Perhaps the haters were provoked by the sums involved and the idea that here was a privileged artist taking public money away from those more deserving. Undoubtedly £15,000 is a substantial sum of money, particularly – and despite media headlines – for a UK artist; most artists in the UK earn less than £10,000 a year from their practices. Indeed, as Julie McCalden of the Paying Artists campaign (Artnotes AM377) noted in a-n, in Scotland, two-thirds of artists claim working tax credit and three-quarters survive on less than £5,000 / year.

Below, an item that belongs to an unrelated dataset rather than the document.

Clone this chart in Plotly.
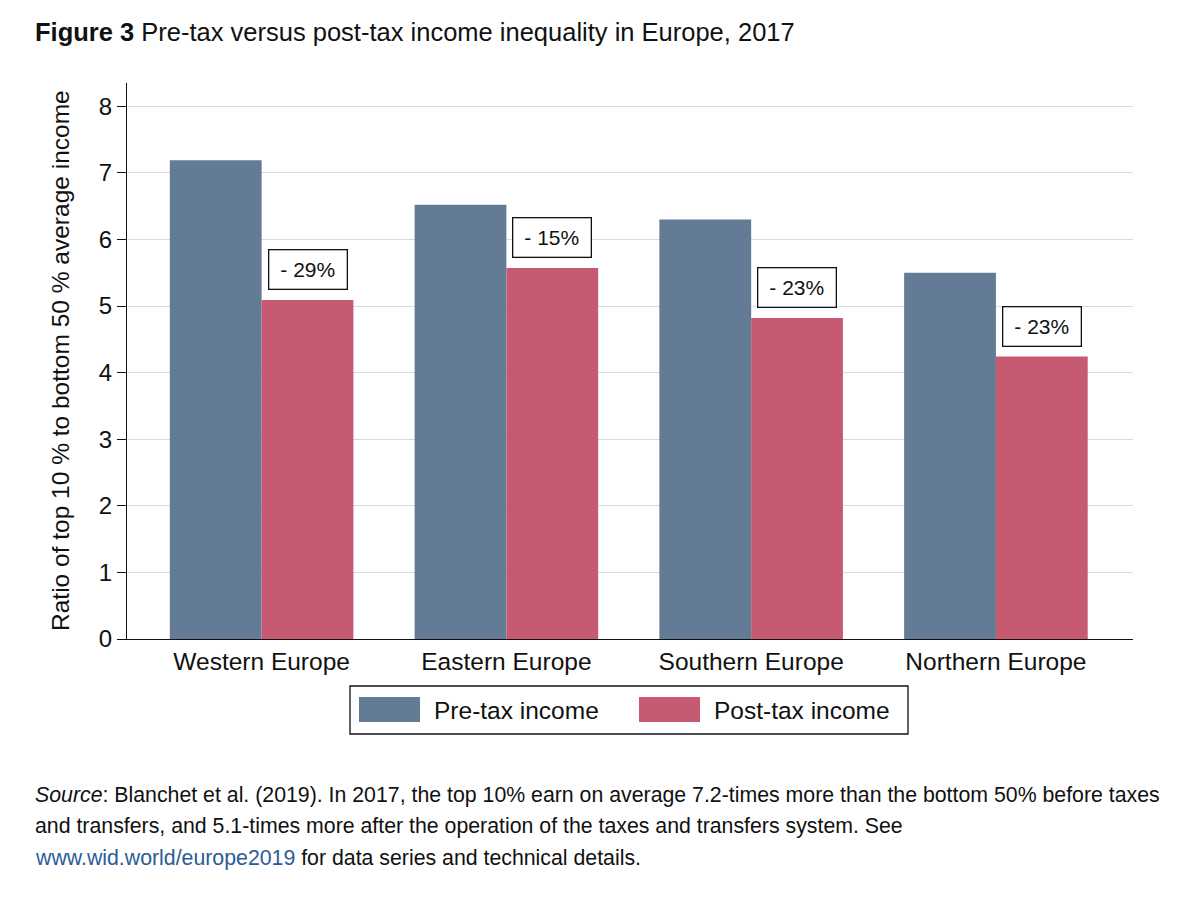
import plotly.graph_objects as go

regions = ["Western Europe", "Eastern Europe", "Southern Europe", "Northern Europe"]
pre_tax = [7.19, 6.52, 6.30, 5.50]
post_tax = [5.09, 5.57, 4.82, 4.24]
change_labels = ["- 29%", "- 15%", "- 23%", "- 23%"]
series_names = ["Pre-tax income", "Post-tax income"]
y_ticks = [0, 1, 2, 3, 4, 5, 6, 7, 8]

PRE_COL = "#637b95"
POST_COL = "#c55a71"
FONT = "Liberation Sans, Arial, Helvetica, sans-serif"

W, H = 1200, 898
L, R, T, B = 127, 1133, 83, 639  # plot area in pixels


def px(x):
    return (x - L) / (R - L)


def py(y):
    return (B - y) / (B - T)


xi = list(range(len(regions)))

fig = go.Figure()
fig.add_trace(go.Bar(x=xi, y=pre_tax, name=series_names[0], marker_color=PRE_COL,
                     marker_line_width=0, showlegend=False))
fig.add_trace(go.Bar(x=xi, y=post_tax, name=series_names[1], marker_color=POST_COL,
                     marker_line_width=0, showlegend=False))

annotations = []
# percentage-change boxes above post-tax bars
for i, (v, lab) in enumerate(zip(post_tax, change_labels)):
    annotations.append(dict(
        x=i + 0.1875, y=v, xref="x", yref="y", text=lab, showarrow=False,
        yanchor="bottom", yshift=10, font=dict(family=FONT, size=21, color="#111"),
        bordercolor="#111", borderwidth=1.3, bgcolor="white", width=75, height=36,
    ))

# y axis title
annotations.append(dict(
    x=px(60), y=py(361), xref="paper", yref="paper", textangle=-90,
    text="Ratio of top 10 % to bottom 50 % average income", showarrow=False,
    font=dict(family=FONT, size=24.5, color="#111"), xanchor="center", yanchor="middle"))

# title
annotations.append(dict(
    x=px(33), y=py(32), xref="paper", yref="paper", xanchor="left", yanchor="middle",
    text="<b>Figure 3</b> Pre-tax versus post-tax income inequality in Europe, 2017",
    showarrow=False, font=dict(family=FONT, size=25.5, color="#111")))

# source lines
src_lines = [
    "<i>Source</i>: Blanchet et al. (2019). In 2017, the top 10% earn on average 7.2-times more than the bottom 50% before taxes",
    "and transfers, and 5.1-times more after the operation of the taxes and transfers system. See",
    "<span style='color:#2b5c97'>www.wid.world/europe2019</span> for data series and technical details.",
]
for line, yy in zip(src_lines, [795, 826, 858]):
    annotations.append(dict(
        x=px(33), y=py(yy), xref="paper", yref="paper", xanchor="left", yanchor="middle",
        text=line, showarrow=False, font=dict(family=FONT, size=21.3, color="#111")))

# custom legend
shapes = [dict(type="rect", xref="paper", yref="paper", x0=px(350), x1=px(908),
               y0=py(734), y1=py(686), line=dict(color="#111", width=1.3), fillcolor="white")]
legend_items = [(series_names[0], PRE_COL, 359, 420, 432), (series_names[1], POST_COL, 639, 700, 712)]
for name, col, sx0, sx1, tx in legend_items:
    shapes.append(dict(type="rect", xref="paper", yref="paper", x0=px(sx0), x1=px(sx1),
                       y0=py(722), y1=py(697), line=dict(width=0), fillcolor=col))
    annotations.append(dict(x=px(tx), y=py(710), xref="paper", yref="paper", xanchor="left",
                            yanchor="middle", text=name, showarrow=False,
                            font=dict(family=FONT, size=24.5, color="#111")))

fig.update_layout(
    width=W, height=H,
    margin=dict(l=L, r=W - R, t=T, b=H - B, autoexpand=False),
    paper_bgcolor="white", plot_bgcolor="white",
    barmode="group", bargap=0.25, bargroupgap=0,
    showlegend=False,
    font=dict(family=FONT, color="#111"),
    annotations=annotations, shapes=shapes,
    xaxis=dict(range=[-0.55, 3.56], tickmode="array", tickvals=xi, ticktext=regions,
               showline=True, linecolor="#111", linewidth=1.3, ticks="", showgrid=False,
               tickfont=dict(family=FONT, size=24.5, color="#111"), zeroline=False),
    yaxis=dict(range=[0, (B - T) / 66.6], tickmode="array", tickvals=y_ticks,
               showline=True, linecolor="#111", linewidth=1.3, ticks="outside", ticklen=9,
               tickcolor="#111", tickwidth=1.3, showgrid=True, gridcolor="#dadada",
               gridwidth=1.2, zeroline=False,
               tickfont=dict(family=FONT, size=24, color="#111")),
)

fig.write_html("out.html")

So perhaps the internet’s arguments over financial inequality could benefit from a sense of perspective and find more suitable objects of ire. But where? Well, in other recent public-finance news, Reuters has revealed that seven of the UK’s biggest banks paid only £20m in UK corporation tax between them in 2014 despite combined profits of £3.6bn – and five of those banks paid no tax whatsoever, having been allowed to write off previous losses against future earnings. Meanwhile, the UK’s City regulator, the FCA, has shelved plans for an inquiry into the culture, pay and behaviour of staff in banking – a sector that since the credit crunch in 2008 has seen 20 global banks pay a total of £152bn in fines. Oh, and Oxfam now reports that the poorest half of humanity (3.5bn people) have only the same combined wealth as the 62 richest. Still, damn those artists and the grants they donate!